++++ DATA SEGMENT
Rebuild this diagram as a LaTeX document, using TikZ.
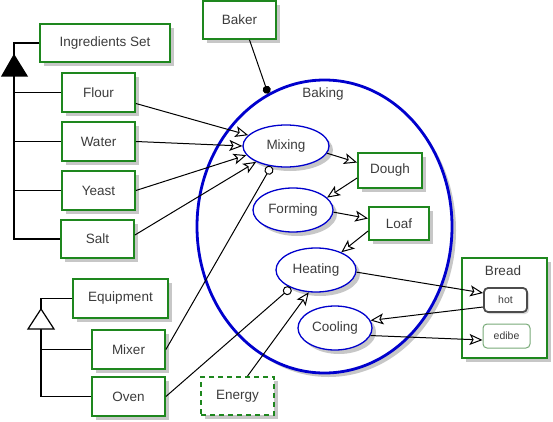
\documentclass[tikz,border=0pt]{standalone}
\usepackage{fontspec}
\setmainfont{Liberation Sans}
\usetikzlibrary{arrows.meta,shadows,shapes.geometric}

\definecolor{boxgreen}{RGB}{30,135,30}
\definecolor{ellblue}{RGB}{0,0,205}
\definecolor{txtgrey}{RGB}{60,60,60}
\definecolor{lightgreen}{RGB}{120,170,120}

\tikzset{
  dropshade/.style={drop shadow={shadow xshift=4pt, shadow yshift=-4pt, fill=black!22, opacity=1}},
  thing/.style={draw=boxgreen, line width=1.8pt, fill=white, dropshade, text=txtgrey, inner sep=0pt},
  process/.style={ellipse, draw=ellblue, line width=1.3pt, fill=white, dropshade, text=txtgrey, inner sep=0pt},
  state/.style={rounded corners=4pt, fill=white, text=txtgrey, inner sep=0pt, font=\fontsize{10.5}{12}\selectfont},
  flow/.style={-{Stealth[open, fill=white, length=13pt, width=11pt, inset=3pt]}, line width=1pt},
  agent/.style={{Circle[length=8pt]}-, line width=1pt},
  instr/.style={{Circle[open, fill=white, length=9pt]}-, line width=1pt},
  tree/.style={line width=1.2pt},
}

\begin{document}
\begin{tikzpicture}[x=1pt, y=-1pt, font=\fontsize{13.5}{16}\selectfont]
  \useasboundingbox (0,0) rectangle (553,422);

  % the big process and the ones inside it
  \node[process, line width=2.8pt, minimum width=255pt, minimum height=293pt] (baking) at (324.5,226.5) {};
  \node[text=txtgrey] (bakinglbl) at (323,94) {Baking};
  \node[process, minimum width=86pt, minimum height=42pt] (mixing) at (286,146) {Mixing};
  \node[process, minimum width=80pt, minimum height=44pt] (forming) at (293,210) {Forming};
  \node[process, minimum width=80pt, minimum height=44pt] (heating) at (316,270) {Heating};
  \node[process, minimum width=74pt, minimum height=44pt] (cooling) at (335,328) {Cooling};
  \node[thing, minimum width=64pt, minimum height=35pt] (dough) at (390,170.5) {Dough};
  \node[thing, minimum width=60pt, minimum height=33pt] (loaf) at (399,223.5) {Loaf};

  % objects
  \node[thing, minimum width=73pt, minimum height=38pt] (baker) at (239.5,20) {Baker};
  \node[thing, minimum width=130pt, minimum height=38pt] (ingset) at (105,43) {Ingredients Set};
  \node[thing, minimum width=73pt, minimum height=39pt] (flour) at (98.5,92.5) {Flour};
  \node[thing, minimum width=73pt, minimum height=39pt] (water) at (98.5,141.5) {Water};
  \node[thing, minimum width=73pt, minimum height=39pt] (yeast) at (98.5,190.5) {Yeast};
  \node[thing, minimum width=73pt, minimum height=38pt] (salt) at (97.5,239) {Salt};
  \node[thing, minimum width=95pt, minimum height=39pt] (equip) at (120.5,298.5) {Equipment};
  \node[thing, minimum width=73pt, minimum height=39pt] (mixer) at (128.5,349.5) {Mixer};
  \node[thing, minimum width=73pt, minimum height=39pt] (oven) at (128.5,396.5) {Oven};
  \node[thing, dash pattern=on 5pt off 4pt, minimum width=73pt, minimum height=38pt] (energy) at (237.5,396) {Energy};

  % bread with its two states
  \node[thing, minimum width=85pt, minimum height=100pt] (bread) at (504.5,308) {};
  \node[text=txtgrey] (breadlbl) at (503,271) {Bread};
  \node[state, draw=black!70, line width=1.8pt, minimum width=43pt, minimum height=24pt,
        drop shadow={shadow xshift=2pt, shadow yshift=-2pt, fill=black!15, opacity=1}] (hot) at (505.5,300) {hot};
  \node[state, draw=lightgreen, line width=1pt, minimum width=47pt, minimum height=24pt] (edibe) at (506.5,336) {edibe};

  % ingredients hierarchy
  \coordinate (ingtip) at (14,55);
  \coordinate (ingroot) at (14,76);
  \draw[tree] (ingset.west) -| (ingtip);
  \draw[tree] (ingroot) |- (salt.west);
  \foreach \n in {flour,water,yeast}
    \draw[tree] (\n.west) -- (\n.west -| ingroot);
  \draw[tree, fill=black] (ingtip) -- (2,76) -- (27,76) -- cycle;

  % equipment hierarchy
  \coordinate (eqtip) at (41,309);
  \coordinate (eqroot) at (41,329);
  \draw[tree] (equip.west) -| (eqtip);
  \draw[tree] (eqroot) |- (oven.west);
  \draw[tree] (mixer.west) -- (mixer.west -| eqroot);
  \draw[tree, fill=white] (eqtip) -- (28,329) -- (54,329) -- cycle;

  % links
  \draw[agent] (baking.113) -- ([xshift=10pt]baker.south);
  \draw[flow] ([yshift=-11pt]flour.east) -- (mixing.164);
  \draw[flow] (water.east) -- (mixing.180);
  \draw[flow] (yeast.east) -- (mixing.193);
  \draw[flow] ([yshift=4pt]salt.east) -- (mixing.208);
  \draw[instr] (mixing.234) -- (mixer.east);
  \draw[instr] (heating.215) -- (oven.east);
  \draw[flow] ([xshift=10pt]energy.north) -- (heating.252);

  \draw[flow] (mixing.350) -- ([yshift=8pt]dough.west);
  \draw[flow] ([yshift=-7.5pt]dough.west) -- (forming.20);
  \draw[flow] (forming.-3) -- ([yshift=5pt]loaf.west);
  \draw[flow] ([yshift=-7.5pt]loaf.west) -- (heating.35);
  \draw[flow] (heating.-3) -- ([yshift=7pt]hot.west);
  \draw[flow] ([yshift=-7pt]hot.west) -- (cooling.12);
  \draw[flow] (cooling.-12) -- ([yshift=-4pt]edibe.west);
\end{tikzpicture}
\end{document}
++++++++
Give every line above again exactly, with no pictures.

Rebuild this diagram as a LaTeX document, using TikZ.
\documentclass[tikz,border=0pt]{standalone}
\usepackage{fontspec}
\setmainfont{Liberation Sans}
\usetikzlibrary{arrows.meta,shadows,shapes.geometric}

\definecolor{boxgreen}{RGB}{30,135,30}
\definecolor{ellblue}{RGB}{0,0,205}
\definecolor{txtgrey}{RGB}{60,60,60}
\definecolor{lightgreen}{RGB}{120,170,120}

\tikzset{
  dropshade/.style={drop shadow={shadow xshift=4pt, shadow yshift=-4pt, fill=black!22, opacity=1}},
  thing/.style={draw=boxgreen, line width=1.8pt, fill=white, dropshade, text=txtgrey, inner sep=0pt},
  process/.style={ellipse, draw=ellblue, line width=1.3pt, fill=white, dropshade, text=txtgrey, inner sep=0pt},
  state/.style={rounded corners=4pt, fill=white, text=txtgrey, inner sep=0pt, font=\fontsize{10.5}{12}\selectfont},
  flow/.style={-{Stealth[open, fill=white, length=13pt, width=11pt, inset=3pt]}, line width=1pt},
  agent/.style={{Circle[length=8pt]}-, line width=1pt},
  instr/.style={{Circle[open, fill=white, length=9pt]}-, line width=1pt},
  tree/.style={line width=1.2pt},
}

\begin{document}
\begin{tikzpicture}[x=1pt, y=-1pt, font=\fontsize{13.5}{16}\selectfont]
  \useasboundingbox (0,0) rectangle (553,422);

  % the big process and the ones inside it
  \node[process, line width=2.8pt, minimum width=255pt, minimum height=293pt] (baking) at (324.5,226.5) {};
  \node[text=txtgrey] (bakinglbl) at (323,94) {Baking};
  \node[process, minimum width=86pt, minimum height=42pt] (mixing) at (286,146) {Mixing};
  \node[process, minimum width=80pt, minimum height=44pt] (forming) at (293,210) {Forming};
  \node[process, minimum width=80pt, minimum height=44pt] (heating) at (316,270) {Heating};
  \node[process, minimum width=74pt, minimum height=44pt] (cooling) at (335,328) {Cooling};
  \node[thing, minimum width=64pt, minimum height=35pt] (dough) at (390,170.5) {Dough};
  \node[thing, minimum width=60pt, minimum height=33pt] (loaf) at (399,223.5) {Loaf};

  % objects
  \node[thing, minimum width=73pt, minimum height=38pt] (baker) at (239.5,20) {Baker};
  \node[thing, minimum width=130pt, minimum height=38pt] (ingset) at (105,43) {Ingredients Set};
  \node[thing, minimum width=73pt, minimum height=39pt] (flour) at (98.5,92.5) {Flour};
  \node[thing, minimum width=73pt, minimum height=39pt] (water) at (98.5,141.5) {Water};
  \node[thing, minimum width=73pt, minimum height=39pt] (yeast) at (98.5,190.5) {Yeast};
  \node[thing, minimum width=73pt, minimum height=38pt] (salt) at (97.5,239) {Salt};
  \node[thing, minimum width=95pt, minimum height=39pt] (equip) at (120.5,298.5) {Equipment};
  \node[thing, minimum width=73pt, minimum height=39pt] (mixer) at (128.5,349.5) {Mixer};
  \node[thing, minimum width=73pt, minimum height=39pt] (oven) at (128.5,396.5) {Oven};
  \node[thing, dash pattern=on 5pt off 4pt, minimum width=73pt, minimum height=38pt] (energy) at (237.5,396) {Energy};

  % bread with its two states
  \node[thing, minimum width=85pt, minimum height=100pt] (bread) at (504.5,308) {};
  \node[text=txtgrey] (breadlbl) at (503,271) {Bread};
  \node[state, draw=black!70, line width=1.8pt, minimum width=43pt, minimum height=24pt,
        drop shadow={shadow xshift=2pt, shadow yshift=-2pt, fill=black!15, opacity=1}] (hot) at (505.5,300) {hot};
  \node[state, draw=lightgreen, line width=1pt, minimum width=47pt, minimum height=24pt] (edibe) at (506.5,336) {edibe};

  % ingredients hierarchy
  \coordinate (ingtip) at (14,55);
  \coordinate (ingroot) at (14,76);
  \draw[tree] (ingset.west) -| (ingtip);
  \draw[tree] (ingroot) |- (salt.west);
  \foreach \n in {flour,water,yeast}
    \draw[tree] (\n.west) -- (\n.west -| ingroot);
  \draw[tree, fill=black] (ingtip) -- (2,76) -- (27,76) -- cycle;

  % equipment hierarchy
  \coordinate (eqtip) at (41,309);
  \coordinate (eqroot) at (41,329);
  \draw[tree] (equip.west) -| (eqtip);
  \draw[tree] (eqroot) |- (oven.west);
  \draw[tree] (mixer.west) -- (mixer.west -| eqroot);
  \draw[tree, fill=white] (eqtip) -- (28,329) -- (54,329) -- cycle;

  % links
  \draw[agent] (baking.113) -- ([xshift=10pt]baker.south);
  \draw[flow] ([yshift=-11pt]flour.east) -- (mixing.164);
  \draw[flow] (water.east) -- (mixing.180);
  \draw[flow] (yeast.east) -- (mixing.193);
  \draw[flow] ([yshift=4pt]salt.east) -- (mixing.208);
  \draw[instr] (mixing.234) -- (mixer.east);
  \draw[instr] (heating.215) -- (oven.east);
  \draw[flow] ([xshift=10pt]energy.north) -- (heating.252);

  \draw[flow] (mixing.350) -- ([yshift=8pt]dough.west);
  \draw[flow] ([yshift=-7.5pt]dough.west) -- (forming.20);
  \draw[flow] (forming.-3) -- ([yshift=5pt]loaf.west);
  \draw[flow] ([yshift=-7.5pt]loaf.west) -- (heating.35);
  \draw[flow] (heating.-3) -- ([yshift=7pt]hot.west);
  \draw[flow] ([yshift=-7pt]hot.west) -- (cooling.12);
  \draw[flow] (cooling.-12) -- ([yshift=-4pt]edibe.west);
\end{tikzpicture}
\end{document}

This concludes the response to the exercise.